The defendants are denying the allegations, which were first brought up in a report written by Kobre & Kim LLP, a firm that investigated the causes of the island’s massive $70 billion debt several years ago.


For decades, successive governments of the commonwealth of Puerto Rico and its instrumentalities turned to the defendants and other financial institutions to help them raise funds in municipal debt markets to manage their finances. According to the Second Amended Complaint (SAC), those funds allowed Puerto Rico to pay off maturing bonds and extend the timetable for retiring municipal borrowings, while it searched for other ways to address its budgetary deficits.
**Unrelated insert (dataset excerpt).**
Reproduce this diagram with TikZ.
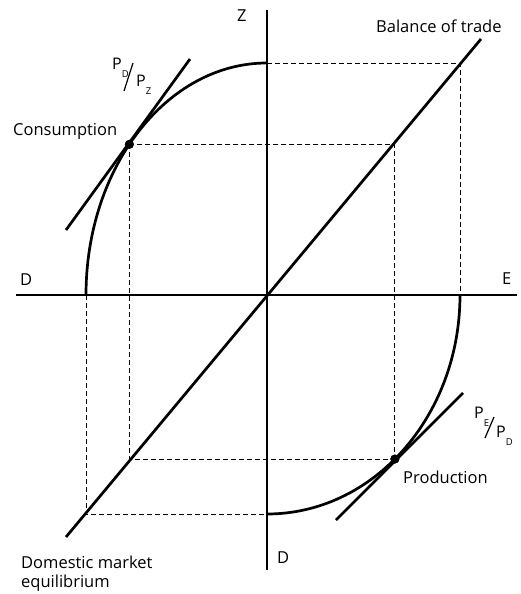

To hedge the interest rate risk of its debt, Puerto Rico also entered into swap agreements with certain defendants.


“All of the challenged transfers were ordinary course transactions made under valid and enforceable agreements,” the financial institutions argued in a petition to dismiss last week. “Accordingly, as detailed further herein, each of the claims is barred as a matter of law, even had each been sufficiently [pleaded].”


The financial institutions argued that the challenged transfers — payments made in connection with securities and swap transactions — are protected under the safe harbors of the Bankruptcy Code. In addition, the Puerto Rico Oversight, Management and Economic Stability Act, commonly known as PROMESA, expressly incorporates such safe harbors and provides that its provisions will prevail over any general or specific Puerto Rico laws.
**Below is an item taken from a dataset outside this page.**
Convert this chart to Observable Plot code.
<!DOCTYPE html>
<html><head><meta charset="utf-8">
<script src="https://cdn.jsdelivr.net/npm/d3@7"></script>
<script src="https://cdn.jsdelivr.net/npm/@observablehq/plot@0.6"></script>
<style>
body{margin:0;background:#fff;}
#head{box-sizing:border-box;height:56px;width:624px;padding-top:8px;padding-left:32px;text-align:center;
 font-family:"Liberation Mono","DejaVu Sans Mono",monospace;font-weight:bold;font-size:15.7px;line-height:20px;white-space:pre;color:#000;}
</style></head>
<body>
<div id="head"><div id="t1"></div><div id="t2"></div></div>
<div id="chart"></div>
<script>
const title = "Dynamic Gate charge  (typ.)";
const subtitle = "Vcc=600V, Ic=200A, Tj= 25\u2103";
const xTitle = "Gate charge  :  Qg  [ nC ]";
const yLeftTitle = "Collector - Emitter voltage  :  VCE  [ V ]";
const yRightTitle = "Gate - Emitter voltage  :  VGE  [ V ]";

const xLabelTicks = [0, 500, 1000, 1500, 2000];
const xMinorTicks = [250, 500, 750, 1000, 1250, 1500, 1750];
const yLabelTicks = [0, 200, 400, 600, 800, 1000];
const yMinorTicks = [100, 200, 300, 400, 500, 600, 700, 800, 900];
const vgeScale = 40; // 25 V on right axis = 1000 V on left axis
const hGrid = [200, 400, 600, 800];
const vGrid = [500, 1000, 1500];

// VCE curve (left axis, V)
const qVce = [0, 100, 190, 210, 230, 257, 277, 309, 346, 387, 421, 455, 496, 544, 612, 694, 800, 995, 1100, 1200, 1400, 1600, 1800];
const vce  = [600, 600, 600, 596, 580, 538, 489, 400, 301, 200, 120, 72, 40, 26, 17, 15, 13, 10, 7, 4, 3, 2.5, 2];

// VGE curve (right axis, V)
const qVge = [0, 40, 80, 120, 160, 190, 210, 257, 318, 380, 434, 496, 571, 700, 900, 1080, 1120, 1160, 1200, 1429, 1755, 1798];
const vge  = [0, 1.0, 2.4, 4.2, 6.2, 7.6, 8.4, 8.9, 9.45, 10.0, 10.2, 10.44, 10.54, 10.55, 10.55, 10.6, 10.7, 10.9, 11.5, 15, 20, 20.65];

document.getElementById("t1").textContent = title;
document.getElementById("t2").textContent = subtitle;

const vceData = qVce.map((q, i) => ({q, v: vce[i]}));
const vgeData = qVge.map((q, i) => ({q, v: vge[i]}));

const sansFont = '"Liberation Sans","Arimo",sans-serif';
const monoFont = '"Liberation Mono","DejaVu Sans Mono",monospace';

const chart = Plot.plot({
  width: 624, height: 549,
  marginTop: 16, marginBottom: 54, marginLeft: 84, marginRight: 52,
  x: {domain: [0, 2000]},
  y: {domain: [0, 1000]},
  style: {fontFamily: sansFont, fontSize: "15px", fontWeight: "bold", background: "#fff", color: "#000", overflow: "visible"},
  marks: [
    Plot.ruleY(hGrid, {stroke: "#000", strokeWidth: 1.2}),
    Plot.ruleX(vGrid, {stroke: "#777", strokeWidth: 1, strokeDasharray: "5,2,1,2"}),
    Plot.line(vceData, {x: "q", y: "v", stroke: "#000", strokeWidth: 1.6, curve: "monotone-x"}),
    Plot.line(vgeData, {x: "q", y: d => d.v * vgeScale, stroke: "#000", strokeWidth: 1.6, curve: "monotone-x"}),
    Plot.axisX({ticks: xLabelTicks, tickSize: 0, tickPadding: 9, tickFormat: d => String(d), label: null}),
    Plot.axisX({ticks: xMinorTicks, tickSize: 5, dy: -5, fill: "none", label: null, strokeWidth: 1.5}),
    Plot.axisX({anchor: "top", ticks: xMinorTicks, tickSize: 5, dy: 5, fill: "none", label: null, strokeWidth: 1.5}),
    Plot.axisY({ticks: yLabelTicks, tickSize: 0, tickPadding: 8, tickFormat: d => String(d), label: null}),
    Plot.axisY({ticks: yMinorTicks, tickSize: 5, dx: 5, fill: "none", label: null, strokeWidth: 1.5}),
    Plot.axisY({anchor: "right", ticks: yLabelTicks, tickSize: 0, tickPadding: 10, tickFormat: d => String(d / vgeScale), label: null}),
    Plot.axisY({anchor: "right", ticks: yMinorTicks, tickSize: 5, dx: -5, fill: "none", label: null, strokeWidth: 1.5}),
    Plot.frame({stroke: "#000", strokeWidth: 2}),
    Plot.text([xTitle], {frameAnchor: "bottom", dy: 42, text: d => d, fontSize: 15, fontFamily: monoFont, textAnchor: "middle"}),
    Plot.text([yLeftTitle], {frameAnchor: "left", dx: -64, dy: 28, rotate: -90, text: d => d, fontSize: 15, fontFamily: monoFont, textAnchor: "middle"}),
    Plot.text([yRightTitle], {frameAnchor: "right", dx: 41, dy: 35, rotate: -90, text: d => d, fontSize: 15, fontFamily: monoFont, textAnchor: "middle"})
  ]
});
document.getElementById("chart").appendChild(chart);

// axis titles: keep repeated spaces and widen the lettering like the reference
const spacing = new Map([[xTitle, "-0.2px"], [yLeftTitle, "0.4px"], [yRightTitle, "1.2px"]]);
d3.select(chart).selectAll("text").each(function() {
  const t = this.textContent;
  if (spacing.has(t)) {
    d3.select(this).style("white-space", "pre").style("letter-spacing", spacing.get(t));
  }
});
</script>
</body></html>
“The remedies that the trustee seeks under Puerto Rico law are irreconcilable with the protections provided for securities and swap transactions (under federal bankruptcy laws) and allowing the trustee to recharacterize its claims under state law would defeat the safe harbors’ purpose of preserving certainty in securities markets,” the financial institutions and banks argued.
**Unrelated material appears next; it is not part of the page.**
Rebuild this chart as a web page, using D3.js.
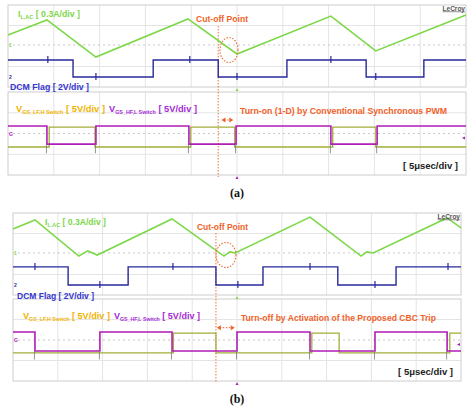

Many of the claims have surpassed the statute of limitations, the financial institutions said. The trustee’s fraudulent transfer claims should be dismissed because the second amended complaint does not allege any transfers within the two-year statutory lookback period, the banks said.


There is no precedent for holding that these debtors — part of democratically elected governments — intended to defraud creditors when they made the challenged transfers in connection with managing their budgets, the financial institutions argued.


The banks also argued that the plain text of Puerto Rico’s Constitution and laws establish that the challenged bonds were lawful. For instance, the trustee claims that bonds issued by the Public Buildings Authority should have been included in the calculation of the direct obligation constitutional debt limit, but Puerto Rico’s Constitution states that the relevant debt limit only includes debts directly incurred by the commonwealth and actual payments on the commonwealth’s guarantees of agency debts.


The SAC lists as defendants UBS Financial Services Inc. of Puerto Rico; Santander Securities LLC; BofA Securities Inc., a/k/a Bank of America Securities LLC, a/k/a BofA Merrill Lynch; Merrill, Lynch, Pierce, Fenner, & Smith Inc.; Barclays; Samuel A. Ramirez & Co. Inc.; RBC Capital Markets LLC; BMO Capital Markets Corp.; Goldman Sachs & Co. LLC; Morgan Stanley; J.P. Morgan Securities LLC; Citigroup Global Markets; and Jefferies Group LLC.


The swap defendants are: Morgan Stanley Capital Services LLC f/k/a Morgan Stanley Capital Services Inc., Citibank N.A., UBS AG, Goldman Sachs Bank USA f/k/a Goldman Sachs Capital Markets L.P., Goldman Sachs Mitsui Marine Derivative Products, RBC Capital, and Merrill Lynch Capital Services Inc.